Andreas BREHME (Germania Ovest)
Il suo ingaggio avviene tra lo scetticismo generale, nonostante in patria abbia già vinto diversi titoli con il Bayern Monaco ed è il terzino sinistro inamovibile della Germania Ovest. Tutto ciò nonostante il suo piede migliore sia il destro. Il suo eclettismo, unito ad una fisicità e ad una tecnica fuori dal normale, gli rende ben presto giustizia e Brehme diventa in men che non si dica il “mai più senza” di Trapattoni. Contribuisce fattivamente alla conquista dello Scudetto dei Record, sfornando cross in quantità industriale e pervenendo spesso e volentieri al tiro in porta. Lascia l’Inter nel 1992 – anche a malincuore – dopo undici reti e 116 presenze in campionato.

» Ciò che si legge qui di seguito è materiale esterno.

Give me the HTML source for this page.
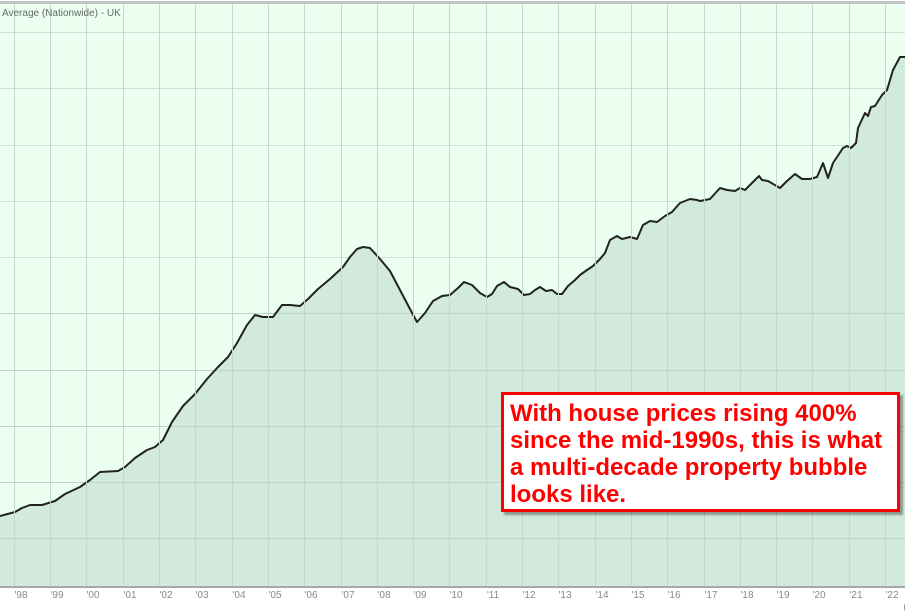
<!DOCTYPE html>
<html><head><meta charset="utf-8"><style>
body{margin:0;width:905px;height:613px;overflow:hidden;background:#fff;font-family:"Liberation Sans",sans-serif;position:relative}
svg{position:absolute;left:0;top:0}
.box{position:absolute;left:501px;top:392px;width:387px;height:109px;background:#fff;border:3px solid #f00;box-shadow:3px 3px 2px rgba(0,0,0,0.35);color:#f00;font-weight:bold;font-size:24px;line-height:27px;padding:5px 0 0 6px;box-sizing:content-box;white-space:nowrap}
</style></head><body>
<svg width="905" height="613" viewBox="0 0 905 613">
<rect x="0" y="3" width="905" height="584" fill="#ebfff1"/>
<rect x="0" y="1" width="905" height="3" fill="#c4c4c4"/>
<g stroke="#cfded5" stroke-width="1">
<line x1="0" y1="32.5" x2="905" y2="32.5"/><line x1="0" y1="88.5" x2="905" y2="88.5"/><line x1="0" y1="145.5" x2="905" y2="145.5"/><line x1="0" y1="201.5" x2="905" y2="201.5"/><line x1="0" y1="257.5" x2="905" y2="257.5"/><line x1="0" y1="313.5" x2="905" y2="313.5"/><line x1="0" y1="370.5" x2="905" y2="370.5"/><line x1="0" y1="426.5" x2="905" y2="426.5"/><line x1="0" y1="482.5" x2="905" y2="482.5"/><line x1="0" y1="538.5" x2="905" y2="538.5"/>
</g>
<path d="M0,516 L15,512 L22,508 L30,505 L42,505 L55,501 L65,494 L80,487 L90,480 L100,472 L118,471 L125,467 L135,458 L147,450 L155,447 L163,440 L172,422 L183,406 L195,394 L207,379 L218,367 L228,357 L237,343 L247,325 L255,315 L263,317 L273,317 L282,305 L290,305 L300,306 L308,299 L318,289 L330,279 L343,267 L350,257 L357,249 L363,247 L370,248 L380,259 L390,271 L400,290 L410,309 L417,322 L425,313 L433,301 L442,296 L450,295 L458,288 L464,282 L472,285 L480,293 L487,297 L492,294 L497,286 L504,282 L510,287 L518,289 L524,295 L530,294 L535,290 L540,287 L546,291 L552,290 L557,294 L562,294 L568,286 L575,280 L580,275 L587,270 L593,266 L600,259 L605,253 L610,240 L617,236 L622,239 L630,237 L637,239 L643,225 L650,221 L657,222 L665,216 L672,212 L680,203 L690,199 L697,200 L700,201 L710,199 L720,188 L727,190 L735,191 L740,188 L745,190 L752,183 L759,176 L762,180 L768,181 L780,188 L787,181 L795,174 L802,179 L810,179 L817,177 L823,163 L828,178 L833,163 L843,148 L847,146 L851,148 L856,143 L858,128 L865,113 L868,116 L871,107 L875,106 L882,95 L887,90 L893,70 L900,57 L905,57 L905,587 L0,587 Z" fill="#d2eadb"/>
<g stroke="#c0d2c7" stroke-width="1">
<line x1="0" y1="482.5" x2="905" y2="482.5"/><line x1="0" y1="538.5" x2="905" y2="538.5"/><line x1="0" y1="426.5" x2="905" y2="426.5"/><line x1="0" y1="370.5" x2="905" y2="370.5"/><line x1="0" y1="313.5" x2="905" y2="313.5"/>
</g>
<path d="M0,516 L15,512 L22,508 L30,505 L42,505 L55,501 L65,494 L80,487 L90,480 L100,472 L118,471 L125,467 L135,458 L147,450 L155,447 L163,440 L172,422 L183,406 L195,394 L207,379 L218,367 L228,357 L237,343 L247,325 L255,315 L263,317 L273,317 L282,305 L290,305 L300,306 L308,299 L318,289 L330,279 L343,267 L350,257 L357,249 L363,247 L370,248 L380,259 L390,271 L400,290 L410,309 L417,322 L425,313 L433,301 L442,296 L450,295 L458,288 L464,282 L472,285 L480,293 L487,297 L492,294 L497,286 L504,282 L510,287 L518,289 L524,295 L530,294 L535,290 L540,287 L546,291 L552,290 L557,294 L562,294 L568,286 L575,280 L580,275 L587,270 L593,266 L600,259 L605,253 L610,240 L617,236 L622,239 L630,237 L637,239 L643,225 L650,221 L657,222 L665,216 L672,212 L680,203 L690,199 L697,200 L700,201 L710,199 L720,188 L727,190 L735,191 L740,188 L745,190 L752,183 L759,176 L762,180 L768,181 L780,188 L787,181 L795,174 L802,179 L810,179 L817,177 L823,163 L828,178 L833,163 L843,148 L847,146 L851,148 L856,143 L858,128 L865,113 L868,116 L871,107 L875,106 L882,95 L887,90 L893,70 L900,57 L905,57" fill="none" stroke="#222" stroke-width="2" stroke-linejoin="round"/>
<g stroke="#c5d6cc" stroke-width="1">
<line x1="14.5" y1="4" x2="14.5" y2="587"/><line x1="50.5" y1="4" x2="50.5" y2="587"/><line x1="86.5" y1="4" x2="86.5" y2="587"/><line x1="123.5" y1="4" x2="123.5" y2="587"/><line x1="159.5" y1="4" x2="159.5" y2="587"/><line x1="195.5" y1="4" x2="195.5" y2="587"/><line x1="232.5" y1="4" x2="232.5" y2="587"/><line x1="268.5" y1="4" x2="268.5" y2="587"/><line x1="304.5" y1="4" x2="304.5" y2="587"/><line x1="341.5" y1="4" x2="341.5" y2="587"/><line x1="377.5" y1="4" x2="377.5" y2="587"/><line x1="413.5" y1="4" x2="413.5" y2="587"/><line x1="449.5" y1="4" x2="449.5" y2="587"/><line x1="486.5" y1="4" x2="486.5" y2="587"/><line x1="522.5" y1="4" x2="522.5" y2="587"/><line x1="558.5" y1="4" x2="558.5" y2="587"/><line x1="595.5" y1="4" x2="595.5" y2="587"/><line x1="631.5" y1="4" x2="631.5" y2="587"/><line x1="667.5" y1="4" x2="667.5" y2="587"/><line x1="704.5" y1="4" x2="704.5" y2="587"/><line x1="740.5" y1="4" x2="740.5" y2="587"/><line x1="776.5" y1="4" x2="776.5" y2="587"/><line x1="812.5" y1="4" x2="812.5" y2="587"/><line x1="849.5" y1="4" x2="849.5" y2="587"/><line x1="885.5" y1="4" x2="885.5" y2="587"/>
</g>
<rect x="0" y="586" width="905" height="2" fill="#a8a8a8"/>
<text x="2" y="16" font-size="10" fill="#666" font-family="Liberation Sans, sans-serif">Average (Nationwide) - UK</text>
<g font-size="10" fill="#888" font-family="Liberation Sans, sans-serif" text-anchor="middle">
<text x="21" y="598">'98</text><text x="57" y="598">'99</text><text x="93" y="598">'00</text><text x="130" y="598">'01</text><text x="166" y="598">'02</text><text x="202" y="598">'03</text><text x="239" y="598">'04</text><text x="275" y="598">'05</text><text x="311" y="598">'06</text><text x="348" y="598">'07</text><text x="384" y="598">'08</text><text x="420" y="598">'09</text><text x="456" y="598">'10</text><text x="493" y="598">'11</text><text x="529" y="598">'12</text><text x="565" y="598">'13</text><text x="602" y="598">'14</text><text x="638" y="598">'15</text><text x="674" y="598">'16</text><text x="711" y="598">'17</text><text x="747" y="598">'18</text><text x="783" y="598">'19</text><text x="819" y="598">'20</text><text x="856" y="598">'21</text><text x="892" y="598">'22</text>
<text x="905" y="610">(</text>
</g>
</svg>
<div class="box">With house prices rising 400%<br>since the mid-1990s, this is what<br>a multi-decade property bubble<br>looks like.</div>
</body></html>
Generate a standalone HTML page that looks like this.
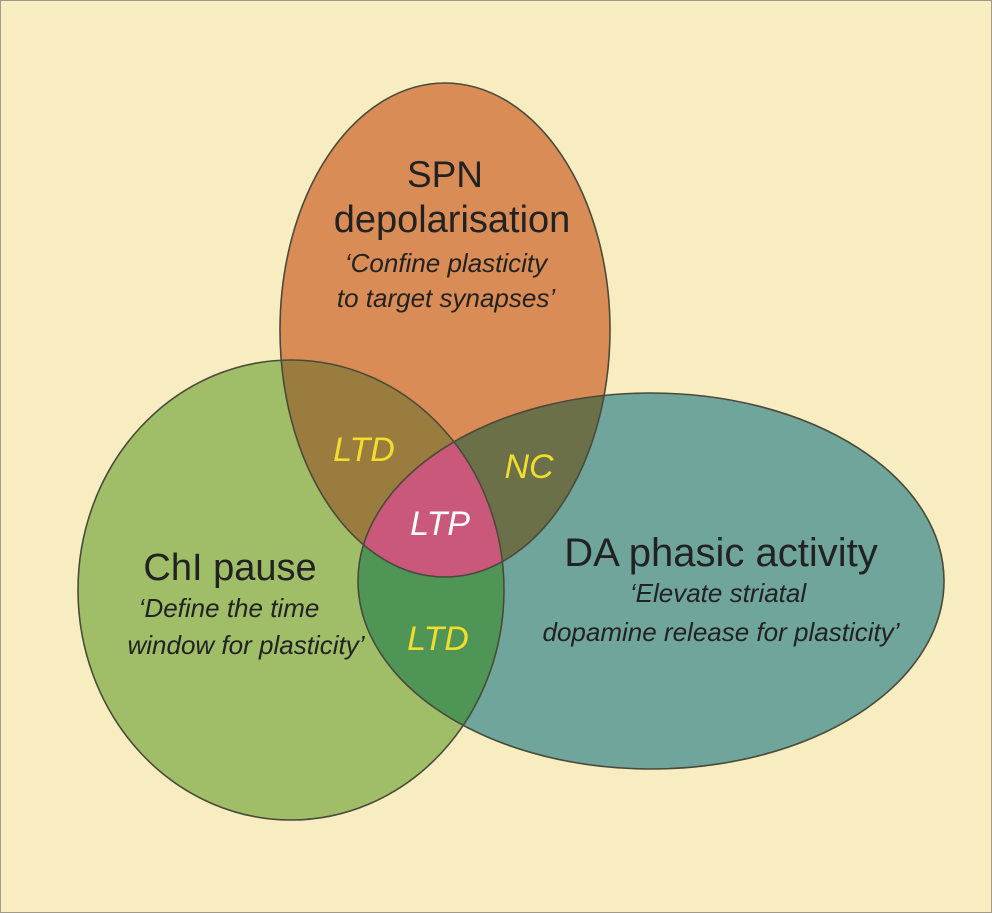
<!DOCTYPE html>
<html><head><meta charset="utf-8"><style>
html,body{margin:0;padding:0;background:#f8edc0;}
svg{display:block;}
text{font-family:"Liberation Sans",sans-serif;}
</style></head><body>
<svg width="992" height="913" viewBox="0 0 992 913" xmlns="http://www.w3.org/2000/svg">
<defs>
<clipPath id="cO"><ellipse cx="445" cy="330" rx="165" ry="247"/></clipPath>
<clipPath id="cG"><ellipse cx="291" cy="590" rx="213" ry="230"/></clipPath>
<clipPath id="cT"><ellipse cx="651" cy="581" rx="293" ry="188"/></clipPath>
</defs>
<rect x="0.5" y="0.5" width="991" height="912" fill="#f8edc0" stroke="#a09a88" stroke-width="1"/>
<ellipse cx="291" cy="590" rx="213" ry="230" fill="#a0bd68"/>
<ellipse cx="651" cy="581" rx="293" ry="188" fill="#6fa59b"/>
<ellipse cx="445" cy="330" rx="165" ry="247" fill="#d98c56"/>
<g clip-path="url(#cO)"><ellipse cx="291" cy="590" rx="213" ry="230" fill="#9a7d3e"/><ellipse cx="651" cy="581" rx="293" ry="188" fill="#6b7049"/></g>
<g clip-path="url(#cG)"><ellipse cx="651" cy="581" rx="293" ry="188" fill="#4e9556"/></g>
<g clip-path="url(#cO)"><g clip-path="url(#cG)"><ellipse cx="651" cy="581" rx="293" ry="188" fill="#c9587a"/></g></g>
<g fill="none" stroke="#4a4a3a" stroke-width="1.6">
<ellipse cx="445" cy="330" rx="165" ry="247"/>
<ellipse cx="291" cy="590" rx="213" ry="230"/>
<ellipse cx="651" cy="581" rx="293" ry="188"/>
</g>
<g fill="#222" text-anchor="middle">
<text x="445" y="187" font-size="37">SPN</text>
<text x="452" y="232" font-size="38">depolarisation</text>
<text x="446" y="272" font-size="26" font-style="italic">‘Confine plasticity</text>
<text x="446" y="307" font-size="26" font-style="italic">to target synapses’</text>
<text x="230" y="580" font-size="38">ChI pause</text>
<text x="229" y="617" font-size="26" font-style="italic">‘Define the time</text>
<text x="246" y="654" font-size="26" font-style="italic">window for plasticity’</text>
<text x="721" y="566" font-size="40">DA phasic activity</text>
<text x="718" y="602" font-size="26" font-style="italic">‘Elevate striatal</text>
<text x="721" y="641" font-size="26" font-style="italic">dopamine release for plasticity’</text>
</g>
<g font-size="34" font-style="italic" text-anchor="middle">
<text x="364" y="461" fill="#f2dc2e">LTD</text>
<text x="529" y="478" fill="#f2dc2e">NC</text>
<text x="440" y="535" fill="#ffffff">LTP</text>
<text x="438" y="650" fill="#f2dc2e">LTD</text>
</g>
</svg>
</body></html>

Lothar MATTHÄUS (Germania Ovest)
È il miglior straniero della stagione 1988-89. Dopo le delusioni accumulate negli anni fra Ludo Coeck, Hansi Müller e Vincenzo Scifo, l’Inter trova finalmente il suo numero dieci. È insostituibile. Lothar, infatti, è in ogni parte del campo e, leader qual è, si ritrova a far da eco alle indicazioni Trapattoni dalla panchina e i siparietti con il tecnico di Cusano Milanino sono la costante di ogni domenica. Matthäus segna e fa segnare, cuce e finalizza, recupera e segna. La sua prima stagione a Milano è da incorniciare e termina con nove reti in trentadue partite. Così come Brehme, lascia l’Inter nel 1992 per far ritorno nel “suo” Bayern Monaco.
JUVENTUS
Michael LAUDRUP (Danimarca)
Avrebbe meritato un’altra Juventus. E invece Michael Laudrup ha cantato e portato la croce, caricandosi sulle proprie spalle il peso dell’eredità di Platini, laddove i preposti – Magrin prima e Rui Barros poi – non furono in grado di sostenere in maniera adeguata il peso della maglia numero 10. Gioca indifferentemente a centrocampo e in attacco ed è il rappresentante più talentuoso della Danske Dynamite che ha stupito il globo durante i Mondiali di Messico ’86. È nell’orbita juventina già dal 1983, ma le regole dell’epoca costrinsero la Vecchia Signora a dirigerlo altrove per vederlo maturare: disputa due campionati nella Lazio e torna al Comunale nel 1985-86, aggiudicandosi lo Scudetto e la Coppa Intercontinentale. Poi, il buio dopo l’addio di Le Roi. Al termine del campionato, Laudrup lascia la Juventus per accasarsi al Barcellona.